Nice for us here, but it looks like she’s totally ok with graduates of the School of the Americas staging an explicitly anti-native coup in Bolivia. She is clearly accepting the legitimacy of the coup plotters’ government here.
There’s a lot of Christo-fascists in the military. I suspect there’s overlap.
Or, she might be saying what she’s saying, that the interim leadership must limit itself to preparing for an early, legitimate election?
I’m not talking about pissing them off. I’m talking about handing them a propaganda tool. I’d rather not let them spin a program on tolerance as “government sponsored anti-white indoctrination in our schools.”
Pissing them off isn’t the goal. Ending them is. Giving them a slogan they can use to recruit and rally support from those that are already mistrustful of federal involvement in schools is counterproductive.
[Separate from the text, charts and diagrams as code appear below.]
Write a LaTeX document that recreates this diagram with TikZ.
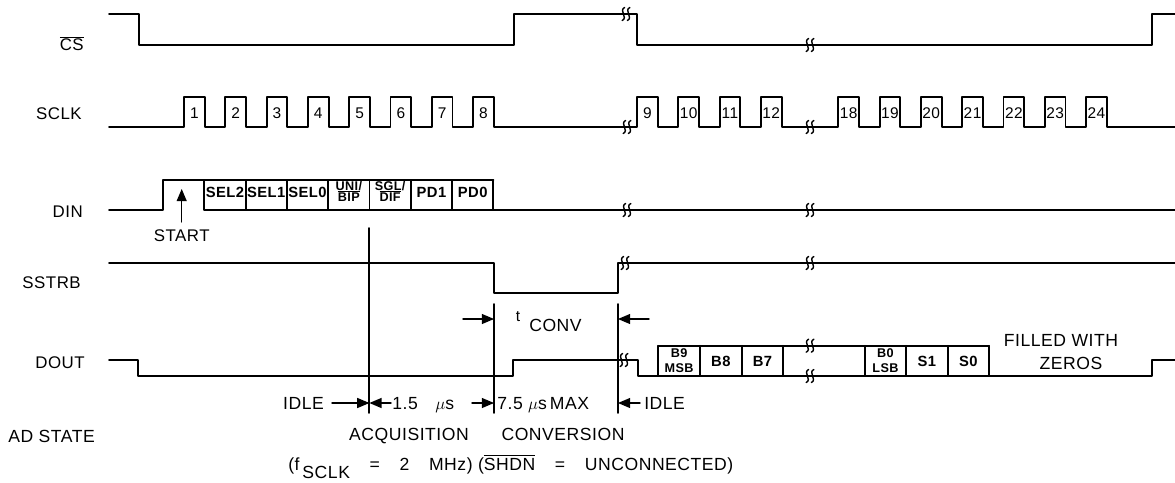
\documentclass[tikz,border=0pt]{standalone}
\usepackage{fontspec}
\setmainfont[LetterSpace=3]{Liberation Sans}
\usetikzlibrary{arrows}
\newcommand{\brkmark}[2]{%
  \foreach \dx in {-2.6,2.6}
    \draw[line width=1pt] ({#1+\dx-1.2},{#2+6.5}) .. controls ({#1+\dx+5},{#2+3.5}) and ({#1+\dx-5},{#2-3.5}) .. ({#1+\dx+1.2},{#2-6.5});}

\begin{document}
\begin{tikzpicture}[line cap=round,line join=round,>=triangle 45,x=0.025cm,y=-0.025cm,
  wave/.style={line width=1.3pt},
  dimline/.style={line width=1pt},
  siglabel/.style={anchor=base east,inner sep=0pt,font=\fontsize{12}{14}\selectfont},
  note/.style={anchor=base,inner sep=0pt,font=\fontsize{12.5}{14}\selectfont},
  cell/.style={anchor=base,inner sep=0pt,font=\fontsize{10.5}{12}\selectfont\bfseries},
  halfcell/.style={anchor=base,inner sep=0pt,font=\fontsize{9}{10}\selectfont\bfseries},
  pnum/.style={anchor=base,inner sep=0pt,font=\fontsize{11}{12}\selectfont}]
\useasboundingbox (0,0) rectangle (1175,482);
\node[siglabel] (cs) at (84,50.7) {$\overline{\mbox{CS}}$};
\node[siglabel] (sclk) at (82,119) {SCLK};
\node[siglabel] (din) at (83,217) {DIN};
\node[siglabel] (sstrb) at (81,288) {SSTRB};
\node[siglabel] (dout) at (85,368) {DOUT};
\node[note,anchor=base west] (adstate) at (8,442.5) {AD STATE};
\draw[wave] (109,14) -- (139,14) -- (139,45) -- (514,45) -- (514,14) -- (637,14) -- (637,45) -- (1152,45) -- (1152,14) -- (1175,14);
\draw[wave] (109,127) foreach \k in {0,...,7} { -- ({184+41.3*\k},127) -- ++(0,-30) -- ++(20.7,0) -- ++(0,30) }
  foreach \k in {0,...,3} { -- ({637+41.3*\k},127) -- ++(0,-30) -- ++(20.7,0) -- ++(0,30) }
  foreach \k in {0,...,6} { -- ({838.3+41.3*\k},127) -- ++(0,-30) -- ++(20.7,0) -- ++(0,30) } -- (1175,127);
\foreach \n in {1,...,8} \node[pnum] (clk\n) at ({194.35+41.3*(\n-1)},118.3) {\n};
\foreach \n in {9,...,12} \node[pnum] (clk\n) at ({647.35+41.3*(\n-9)},118.3) {\n};
\foreach \n in {18,...,24} \node[pnum] (clk\n) at ({848.65+41.3*(\n-18)},118.3) {\n};
\draw[wave] (109,210) -- (163,210) -- (163,180) -- (204.3,180) -- (204.3,210) -- (1175,210);
\draw[wave] (204.3,180) -- (493.4,180);
\foreach \k in {1,...,7} \draw[wave] ({204.3+41.3*\k},180) -- ++(0,30);
\node[cell] (sel2) at (224.95,197.5) {SEL2};
\node[cell] (sel1) at (266.25,197.5) {SEL1};
\node[cell] (sel0) at (307.55,197.5) {SEL0};
\node[halfcell] (uni) at (348.85,190) {UNI/};
\node[halfcell] (bip) at (348.85,201.5) {$\overline{\mbox{BIP}}$};
\node[halfcell] (sgl) at (390.15,190) {SGL/};
\node[halfcell] (dif) at (390.15,201.5) {$\overline{\mbox{DIF}}$};
\node[cell] (pd1) at (431.45,197.5) {PD1};
\node[cell] (pd0) at (472.75,197.5) {PD0};
\draw[->,dimline] (181.7,222) -- (181.7,189);
\node[siglabel,anchor=base] (start) at (181.7,241.7) {START};
\draw[wave] (369.4,228) -- (369.4,413);
\draw[wave] (109,263) -- (494,263) -- (494,293) -- (618,293) -- (618,263) -- (1175,263);
\draw[wave] (494,304) -- (494,413);
\draw[wave] (618,304) -- (618,413);
\draw[->,dimline] (463,319) -- (494,319);
\draw[->,dimline] (649,319) -- (618,319);
\node[pnum] (tsym) at (518,321.7) {t};
\node[note,anchor=base west] (tconv) at (529,331.7) {CONV};
\draw[wave] (109,360) -- (138.3,360) -- (138.3,376) -- (513.3,376) -- (513.3,360) -- (638.3,360) -- (638.3,376) -- (1151.7,376) -- (1151.7,360) -- (1175,360);
\draw[wave] (658.3,345.7) -- (989,345.7);
\foreach \x in {658.3,700,741.7,783.3,865,906,947.7,989} \draw[wave] (\x,345.7) -- (\x,376);
\node[halfcell] (b9) at (679.15,357.5) {B9};
\node[halfcell] (msb) at (679.15,372) {MSB};
\node[cell] (b8) at (720.85,366.5) {B8};
\node[cell] (b7) at (762.5,366.5) {B7};
\node[halfcell] (b0) at (885.5,357.5) {B0};
\node[halfcell] (lsb) at (885.5,372) {LSB};
\node[cell] (s1) at (926.85,366.5) {S1};
\node[cell] (s0) at (968.35,366.5) {S0};
\node[note] (filled) at (1061,346.7) {FILLED WITH};
\node[note] (zeros) at (1071,369) {ZEROS};
\brkmark{626}{14}
\brkmark{810}{45}
\brkmark{627}{127}
\brkmark{810}{127}
\brkmark{627}{210}
\brkmark{810}{210}
\brkmark{625}{263}
\brkmark{810}{263}
\brkmark{624}{360}
\brkmark{810}{345.7}
\brkmark{810}{376}
\node[note] (idle1) at (303.5,409) {IDLE};
\draw[->,dimline] (332,403) -- (369.4,403);
\draw[->,dimline] (391,403) -- (369.4,403);
\node[note,anchor=base west] (acq) at (392,409) {1.5\quad$\mu$s};
\draw[->,dimline] (472,403) -- (494,403);
\node[note,anchor=base west] (cnv) at (497,409) {7.5 $\mu$s\,MAX};
\draw[->,dimline] (640,403) -- (618,403);
\node[note,anchor=base west] (idle2) at (644,409) {IDLE};
\node[note] (acquisition) at (409,440) {ACQUISITION};
\node[note] (conversion) at (563,440) {CONVERSION};
\node[note,anchor=base west] (fsclk) at (288,470) {(f\raisebox{-6pt}{\,SCLK}\hspace{14pt}=\hspace{14pt}2\hspace{14pt}MHz) ($\overline{\mbox{SHDN}}$\hspace{14pt}=\hspace{14pt}UNCONNECTED)};
\end{tikzpicture}
\end{document}
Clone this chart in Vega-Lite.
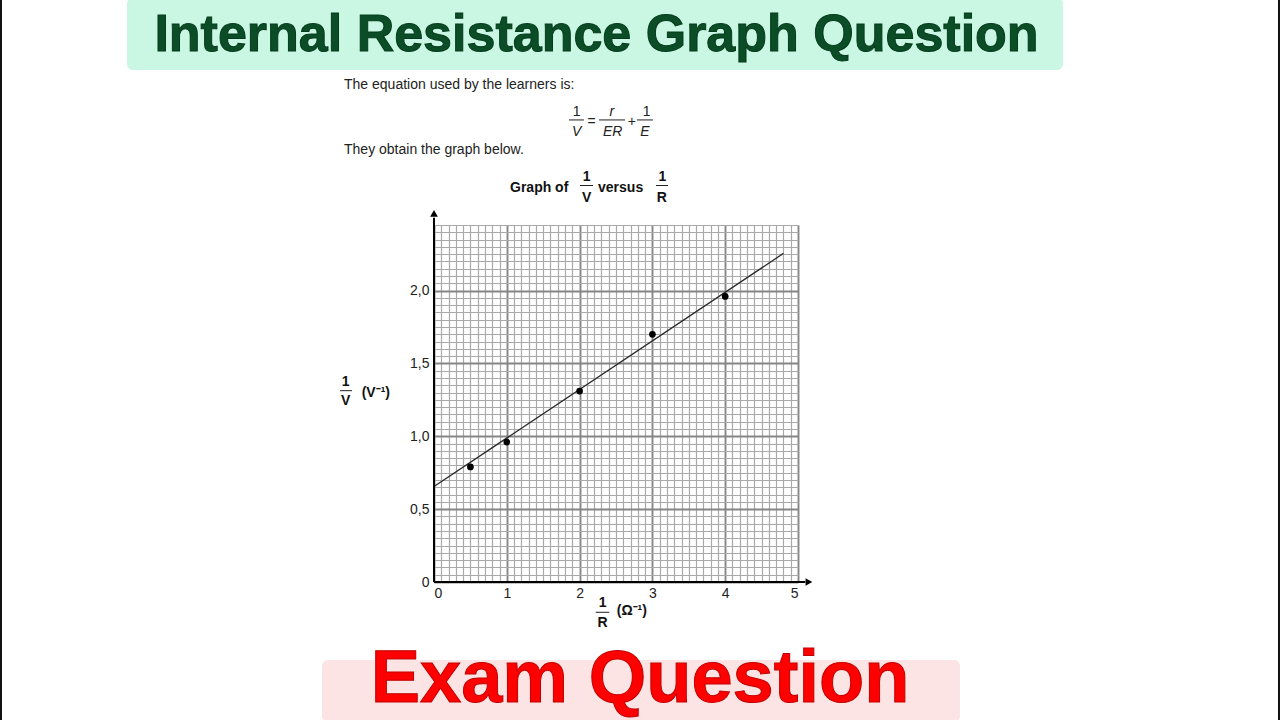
{
  "$schema": "https://vega.github.io/schema/vega-lite/v6.json",
  "width": 364,
  "height": 357,
  "autosize": {"type": "none"},
  "padding": {"left": 434, "top": 225, "right": 482, "bottom": 138},
  "background": "#ffffff",
  "config": {"view": {"stroke": null}, "font": "Liberation Sans"},
  "resolve": {"axis": {"x": "independent", "y": "independent"}},
  "layer": [
    {
      "data": {"values": [
        {"x": -4.217, "x2": 8.64, "y": 4.008, "y2": 3.514}
      ]},
      "mark": {"type": "rect", "color": "#c9f7e3", "cornerRadius": 6},
      "encoding": {
        "x": {"field": "x", "type": "quantitative", "scale": {"domain": [0, 5], "nice": false, "zero": false}, "axis": null},
        "x2": {"field": "x2"},
        "y": {"field": "y", "type": "quantitative", "scale": {"domain": [0, 2.45], "nice": false, "zero": false}, "axis": null},
        "y2": {"field": "y2"}
      }
    },
    {
      "data": {"values": [
        {"x": -1.538, "x2": 7.225, "y": -0.535, "y2": -0.961}
      ]},
      "mark": {"type": "rect", "color": "#fde4e4", "cornerRadius": 6},
      "encoding": {
        "x": {"field": "x", "type": "quantitative", "scale": {"domain": [0, 5], "nice": false, "zero": false}, "axis": null},
        "x2": {"field": "x2"},
        "y": {"field": "y", "type": "quantitative", "scale": {"domain": [0, 2.45], "nice": false, "zero": false}, "axis": null},
        "y2": {"field": "y2"}
      }
    },
    {
      "data": {"values": [
        {"x": -5.948, "y": 3.995, "x2": -5.948, "y2": -0.947},
        {"x": 11.607, "y": 3.995, "x2": 11.607, "y2": -0.947}
      ]},
      "mark": {"type": "rule", "color": "#111111", "strokeWidth": 2},
      "encoding": {
        "x": {"field": "x", "type": "quantitative", "scale": {"domain": [0, 5], "nice": false, "zero": false}, "axis": null},
        "x2": {"field": "x2"},
        "y": {"field": "y", "type": "quantitative", "scale": {"domain": [0, 2.45], "nice": false, "zero": false}, "axis": null},
        "y2": {"field": "y2"}
      }
    },
    {
      "data": {"values": [
        {"x": 2.232, "y": 3.644, "text": "Internal Resistance Graph Question"}
      ]},
      "mark": {"type": "text", "font": "Liberation Sans", "fontWeight": "bold", "fontSize": 52, "align": "center", "baseline": "alphabetic", "color": "#0a4d26", "stroke": "#063a1c", "strokeWidth": 1},
      "encoding": {
        "x": {"field": "x", "type": "quantitative", "scale": {"domain": [0, 5], "nice": false, "zero": false}, "axis": null},
        "y": {"field": "y", "type": "quantitative", "scale": {"domain": [0, 2.45], "nice": false, "zero": false}, "axis": null},
        "text": {"field": "text"}
      }
    },
    {
      "data": {"values": [
        {"x": 2.83, "y": -0.824, "text": "Exam Question"}
      ]},
      "mark": {"type": "text", "font": "Liberation Sans", "fontWeight": "bold", "fontSize": 74, "align": "center", "baseline": "alphabetic", "color": "#ff0000", "stroke": "#c00000", "strokeWidth": 1},
      "encoding": {
        "x": {"field": "x", "type": "quantitative", "scale": {"domain": [0, 5], "nice": false, "zero": false}, "axis": null},
        "y": {"field": "y", "type": "quantitative", "scale": {"domain": [0, 2.45], "nice": false, "zero": false}, "axis": null},
        "text": {"field": "text"}
      }
    },
    {
      "data": {"values": [
        {"x": -1.236, "y": 3.384, "text": "The equation used by the learners is:"},
        {"x": -1.236, "y": 2.935, "text": "They obtain the graph below."}
      ]},
      "mark": {"type": "text", "font": "Liberation Sans", "fontSize": 14, "align": "left", "baseline": "alphabetic", "color": "#222222"},
      "encoding": {
        "x": {"field": "x", "type": "quantitative", "scale": {"domain": [0, 5], "nice": false, "zero": false}, "axis": null},
        "y": {"field": "y", "type": "quantitative", "scale": {"domain": [0, 2.45], "nice": false, "zero": false}, "axis": null},
        "text": {"field": "text"}
      }
    },
    {
      "data": {"values": [
        {"x": 1.96, "y": 3.2, "text": "1"},
        {"x": 2.166, "y": 3.132, "text": "="},
        {"x": 2.716, "y": 3.132, "text": "+"},
        {"x": 2.922, "y": 3.2, "text": "1"}
      ]},
      "mark": {"type": "text", "font": "Liberation Sans", "fontSize": 14, "align": "center", "baseline": "alphabetic", "color": "#222222"},
      "encoding": {
        "x": {"field": "x", "type": "quantitative", "scale": {"domain": [0, 5], "nice": false, "zero": false}, "axis": null},
        "y": {"field": "y", "type": "quantitative", "scale": {"domain": [0, 2.45], "nice": false, "zero": false}, "axis": null},
        "text": {"field": "text"}
      }
    },
    {
      "data": {"values": [
        {"x": 1.96, "y": 3.063, "text": "V"},
        {"x": 2.441, "y": 3.2, "text": "r"},
        {"x": 2.455, "y": 3.063, "text": "ER"},
        {"x": 2.898, "y": 3.063, "text": "E"}
      ]},
      "mark": {"type": "text", "font": "Liberation Sans", "fontSize": 14, "fontStyle": "italic", "align": "center", "baseline": "alphabetic", "color": "#222222"},
      "encoding": {
        "x": {"field": "x", "type": "quantitative", "scale": {"domain": [0, 5], "nice": false, "zero": false}, "axis": null},
        "y": {"field": "y", "type": "quantitative", "scale": {"domain": [0, 2.45], "nice": false, "zero": false}, "axis": null},
        "text": {"field": "text"}
      }
    },
    {
      "data": {"values": [
        {"x": 1.044, "y": 2.679, "text": "Graph of"},
        {"x": 2.253, "y": 2.679, "text": "versus"},
        {"x": -0.993, "y": 1.272, "text": "(V⁻¹)"},
        {"x": 2.51, "y": -0.226, "text": "(Ω⁻¹)"}
      ]},
      "mark": {"type": "text", "font": "Liberation Sans", "fontSize": 14, "fontWeight": "bold", "align": "left", "baseline": "alphabetic", "color": "#111111"},
      "encoding": {
        "x": {"field": "x", "type": "quantitative", "scale": {"domain": [0, 5], "nice": false, "zero": false}, "axis": null},
        "y": {"field": "y", "type": "quantitative", "scale": {"domain": [0, 2.45], "nice": false, "zero": false}, "axis": null},
        "text": {"field": "text"}
      }
    },
    {
      "data": {"values": [
        {"x": 2.098, "y": 2.752, "text": "1"},
        {"x": 2.098, "y": 2.61, "text": "V"},
        {"x": 3.136, "y": 2.752, "text": "1"},
        {"x": 3.128, "y": 2.61, "text": "R"},
        {"x": -1.213, "y": 1.347, "text": "1"},
        {"x": -1.213, "y": 1.215, "text": "V"},
        {"x": 2.317, "y": -0.174, "text": "1"},
        {"x": 2.317, "y": -0.311, "text": "R"}
      ]},
      "mark": {"type": "text", "font": "Liberation Sans", "fontSize": 14, "fontWeight": "bold", "align": "center", "baseline": "alphabetic", "color": "#111111"},
      "encoding": {
        "x": {"field": "x", "type": "quantitative", "scale": {"domain": [0, 5], "nice": false, "zero": false}, "axis": null},
        "y": {"field": "y", "type": "quantitative", "scale": {"domain": [0, 2.45], "nice": false, "zero": false}, "axis": null},
        "text": {"field": "text"}
      }
    },
    {
      "data": {"values": [
        {"x": 1.854, "x2": 2.06, "y": 3.171},
        {"x": 2.266, "x2": 2.624, "y": 3.171},
        {"x": 2.788, "x2": 3.008, "y": 3.171},
        {"x": 2.005, "x2": 2.184, "y": 2.721},
        {"x": 3.049, "x2": 3.214, "y": 2.721},
        {"x": -1.291, "x2": -1.126, "y": 1.313},
        {"x": 2.221, "x2": 2.408, "y": -0.208}
      ]},
      "mark": {"type": "rule", "color": "#222222", "strokeWidth": 1},
      "encoding": {
        "x": {"field": "x", "type": "quantitative", "scale": {"domain": [0, 5], "nice": false, "zero": false}, "axis": null},
        "x2": {"field": "x2"},
        "y": {"field": "y", "type": "quantitative", "scale": {"domain": [0, 2.45], "nice": false, "zero": false}, "axis": null}
      }
    },
    {
      "data": {"values": [
        {"x": 0, "y": 0.655},
        {"x": 4.8, "y": 2.255}
      ]},
      "mark": {"type": "line", "color": "#2a2a2a", "strokeWidth": 1.3},
      "encoding": {
        "x": {"field": "x", "type": "quantitative", "scale": {"domain": [0, 5], "nice": false, "zero": false},
          "axis": {"orient": "bottom", "tickCount": 50, "grid": true, "gridColor": "#a9a9a9", "gridWidth": 1.2, "labels": false, "ticks": false, "domain": false, "title": null}},
        "y": {"field": "y", "type": "quantitative", "scale": {"domain": [0, 2.45], "nice": false, "zero": false},
          "axis": {"orient": "left", "tickCount": 49, "grid": true, "gridColor": "#a9a9a9", "gridWidth": 1.2, "labels": false, "ticks": false, "domain": false, "title": null}}
      }
    },
    {
      "data": {"values": [
        {"x": 0.5, "y": 0.79},
        {"x": 1, "y": 0.96},
        {"x": 2, "y": 1.31},
        {"x": 3, "y": 1.7},
        {"x": 4, "y": 1.96}
      ]},
      "mark": {"type": "point", "filled": true, "color": "#000000", "size": 45, "opacity": 1},
      "encoding": {
        "x": {"field": "x", "type": "quantitative", "scale": {"domain": [0, 5], "nice": false, "zero": false},
          "axis": {"orient": "bottom", "values": [0, 1, 2, 3, 4, 5], "grid": true, "gridColor": "#858585", "gridWidth": 1.8, "labels": true, "labelFont": "Liberation Sans", "labelFontSize": 14, "labelColor": "#222222", "labelPadding": 4, "ticks": false, "tickSize": 0, "domain": false, "title": null}},
        "y": {"field": "y", "type": "quantitative", "scale": {"domain": [0, 2.45], "nice": false, "zero": false},
          "axis": {"orient": "left", "values": [0, 0.5, 1, 1.5, 2], "grid": true, "gridColor": "#858585", "gridWidth": 1.8, "labels": true, "labelFont": "Liberation Sans", "labelFontSize": 14, "labelColor": "#222222", "labelPadding": 5, "ticks": false, "tickSize": 0, "domain": false, "title": null,
            "labelExpr": "datum.value == 0 ? '0' : replace(format(datum.value, '.1f'), '.', ',')"}}
      }
    },
    {
      "data": {"values": [
        {"x": 0, "y": 0, "x2": 0, "y2": 2.5},
        {"x": 0, "y": 0, "x2": 5.1, "y2": 0}
      ]},
      "mark": {"type": "rule", "color": "#000000", "strokeWidth": 2},
      "encoding": {
        "x": {"field": "x", "type": "quantitative", "scale": {"domain": [0, 5], "nice": false, "zero": false}, "axis": null},
        "x2": {"field": "x2"},
        "y": {"field": "y", "type": "quantitative", "scale": {"domain": [0, 2.45], "nice": false, "zero": false}, "axis": null},
        "y2": {"field": "y2"}
      }
    },
    {
      "data": {"values": [{"x": 0, "y": 2.53}]},
      "mark": {"type": "point", "shape": "triangle-up", "filled": true, "color": "#000000", "size": 60, "opacity": 1},
      "encoding": {
        "x": {"field": "x", "type": "quantitative", "scale": {"domain": [0, 5], "nice": false, "zero": false}, "axis": null},
        "y": {"field": "y", "type": "quantitative", "scale": {"domain": [0, 2.45], "nice": false, "zero": false}, "axis": null}
      }
    },
    {
      "data": {"values": [{"x": 5.15, "y": 0}]},
      "mark": {"type": "point", "shape": "triangle-right", "filled": true, "color": "#000000", "size": 60, "opacity": 1},
      "encoding": {
        "x": {"field": "x", "type": "quantitative", "scale": {"domain": [0, 5], "nice": false, "zero": false}, "axis": null},
        "y": {"field": "y", "type": "quantitative", "scale": {"domain": [0, 2.45], "nice": false, "zero": false}, "axis": null}
      }
    }
  ]
}
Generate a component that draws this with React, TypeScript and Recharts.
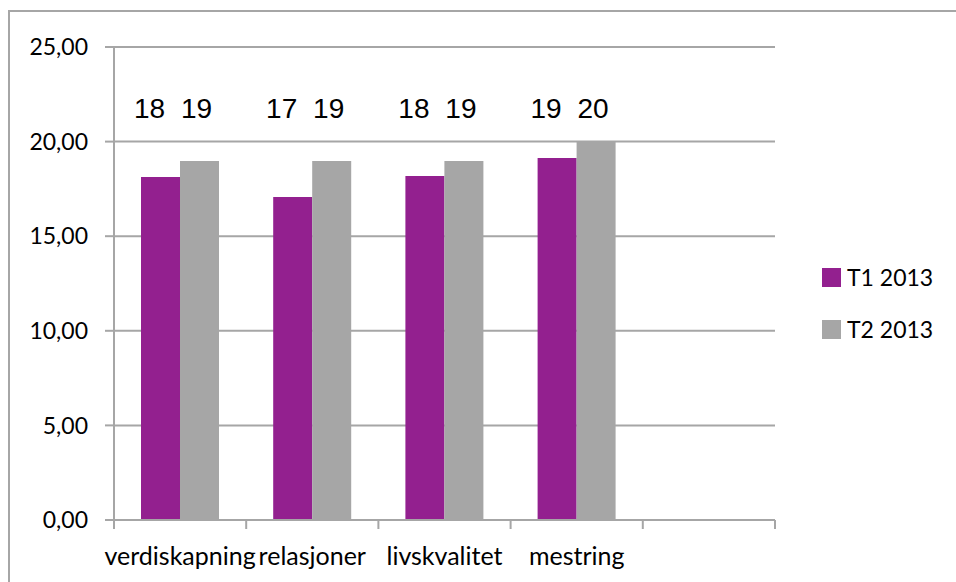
import React from 'react';
import { BarChart, Bar, XAxis, YAxis, CartesianGrid, Legend, LabelList } from 'recharts';

const categories = ['verdiskapning', 'relasjoner', 'livskvalitet', 'mestring', ''];
const t1Values: (number | null)[] = [18.13, 17.07, 18.18, 19.13, null];
const t2Values: (number | null)[] = [18.97, 18.97, 18.97, 20.0, null];
const yTicks = [0, 5, 10, 15, 20, 25];
const seriesNames = ['T1 2013', 'T2 2013'];
const seriesColors = ['#93208F', '#A6A6A6'];

const data = categories.map((c, i) => ({ name: c, t1: t1Values[i], t2: t2Values[i] }));

const W = 956;
const H = 582;
const M = { top: 47, right: 181, bottom: 0, left: 14 };
const Y_AXIS_W = 100;
const PLOT_W = W - M.left - M.right - Y_AXIS_W;
const BAND = PLOT_W / categories.length;
const GRID = '#A6A6A6';
const FONT = 'Lato, "Open Sans", sans-serif';
const LABEL_FONT = '"Liberation Sans", Arial, sans-serif';

const XTick = (props: any) => {
  const { x, y, payload, index } = props;
  const left = x - BAND / 2;
  return (
    <g>
      <line x1={left} y1={y} x2={left} y2={y + 9} stroke={GRID} strokeWidth={2} />
      {index === categories.length - 1 && (
        <line x1={x + BAND / 2} y1={y} x2={x + BAND / 2} y2={y + 9} stroke={GRID} strokeWidth={2} />
      )}
      <text x={x} y={y + 45} textAnchor="middle" fontFamily={FONT} fontSize={25} fill="#000">
        {payload.value}
      </text>
    </g>
  );
};

const makeLabel = (dx: number) => (props: any) => {
  const { x, width, value } = props;
  if (value === null || value === undefined) return null;
  return (
    <text x={x + width / 2 + dx} y={118} textAnchor="middle" fontFamily={LABEL_FONT} fontSize={28} fill="#000">
      {Math.round(value)}
    </text>
  );
};

const renderLegend = (props: any) => (
  <div style={{ fontFamily: FONT, fontSize: 23, color: '#000' }}>
    {props.payload.map((e: any, i: number) => (
      <div key={i} style={{ display: 'flex', alignItems: 'center', height: 52 }}>
        <span style={{ display: 'inline-block', width: 19, height: 19, background: e.color, marginRight: 6 }} />
        <span>{e.value}</span>
      </div>
    ))}
  </div>
);

export default function App() {
  return (
    <div style={{ position: 'absolute', left: 0, top: 0, width: W, height: H, background: '#fff', overflow: 'hidden' }}>
      <div
        style={{
          position: 'absolute',
          left: 8,
          top: 10,
          width: W,
          height: H,
          borderTop: `2px solid ${GRID}`,
          borderLeft: `2px solid ${GRID}`,
        }}
      />
      <div style={{ position: 'absolute', left: 0, top: 0 }}>
        <BarChart width={W} height={H} data={data} margin={M} barCategoryGap={27} barGap={0}>
          <CartesianGrid vertical={false} stroke={GRID} strokeWidth={2} />
          <XAxis
            dataKey="name"
            height={62}
            axisLine={{ stroke: GRID, strokeWidth: 2 }}
            tickLine={false}
            tickSize={0}
            tickMargin={0}
            interval={0}
            tick={<XTick />}
          />
          <YAxis
            width={Y_AXIS_W}
            domain={[0, 25]}
            ticks={yTicks}
            interval={0}
            axisLine={{ stroke: GRID, strokeWidth: 2 }}
            tickLine={{ stroke: GRID, strokeWidth: 2 }}
            tickSize={9}
            tickMargin={17}
            tick={{ fontFamily: FONT, fontSize: 23, fill: '#000' }}
            tickFormatter={(v: number) => v.toFixed(2).replace('.', ',')}
          />
          <Legend
            layout="vertical"
            align="center"
            verticalAlign="middle"
            content={renderLegend}
            wrapperStyle={{ position: 'absolute', left: 822, top: 251, width: 130 }}
          />
          <Bar dataKey="t1" name={seriesNames[0]} fill={seriesColors[0]} isAnimationActive={false}>
            <LabelList dataKey="t1" content={makeLabel(-11)} />
          </Bar>
          <Bar dataKey="t2" name={seriesNames[1]} fill={seriesColors[1]} isAnimationActive={false}>
            <LabelList dataKey="t2" content={makeLabel(-3)} />
          </Bar>
        </BarChart>
      </div>
    </div>
  );
}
Good. Whoever wins the primaries, they need to grab this and make it part of their platform.
“Interim leadership” implies legitimacy.
If she wanted to make a statement that didn’t imply legitimacy, she already had a very good example to work from:
Ok, that makes a lot more sense.
Perhaps I’m missing the difference in positions, but is Sanders advocating for something other than what Warren is?
Very different.
She refers to the coup plotters as “interim leadership” rather than as a coup, and she is clearly implying that the last election wasn’t legitimate, but the next one will be.
Movement conservatism is going to use any framing that opposes institutionalised white supremacy by turning it into a propaganda tool to preserve it. You mentioned Mr. Rogers above, as if he and his message would be beyond their reach, but they regularly attack him, too. And “alllivesmatter” isn’t helpful, except in distracting from the real issues.
This is about fascism and racism. Might as well just call them what they are and say they’re unacceptable, because they are.
Sanders is condemning the removal of Morales (and explicitly calling a coup), Warren isn’t. Sanders is saying that the people who committed the coup are bad, Warren is saying that the people who committed the coup need to be limit their newfound power.
But neither that nor @John_Johnson’s post above actually points to any difference in what they’re advocating. Other than the phrase “interim leadership,” what is the difference, if any, in policy?
ETA: I’m not trying to be obtuse here, I’m genuinely asking if there is a difference in what Warren and Sanders are actually proposing, as opposed to speculation based on exegesis of one phrase in a tweet.
It does not, not to me.
But people who wish to exclude and ethnically cleanse or at the least disenfranchise large portions of the population (which is OBJECTIVELY their goal) are, indeed, bad - or at least promoting incredibly destructive ideas. Should we ignore the destruction of virulent nationalism in our curriculum, for fear of offending delicate white nationalist feelings? Should we teach “both sides” of the holocaust? Should we gloss over the lynching epidemic or downplay the violence of wrenching millions of human beings from their home by force and forcing them to labor for free? Should we ignore the genocide of aboriginal people around the world? All of these are well-established historical facts that we can’t ignore or we’re only doing disservice to our students. Lying to them about reality (historical or in the present) is not educating them, it’s miseducating them. Full stop.
Sanders is not saying that they should have another election, or implying that an election called by the current regime would be legitimate.
Friend, I think you’re straining to find a distinction where none exists by making the most uncharitable reading possible of Warren’s statement while reading a bunch into Sanders’ statement. I just don’t see any difference in policy that isn’t speculation based on reading the tea leaves of two short tweets.
Take care.
For god sakes, I’m not advocating that. Heck, that should be part of the curriculum. I’m not talking about content.
I’m talking about how you BRAND the curriculum. This about using the tools of marketing, advertising, psychology, etc to create an image of the program so that it’s harder to counter.
What you name it matters. How you brand it matters. People aren’t interested in eating “Corn, Vegetable Oil , Maltodextrin, Salt, Cheddar Cheese, Monosodium Glutamate snacks.” But we love Doritos.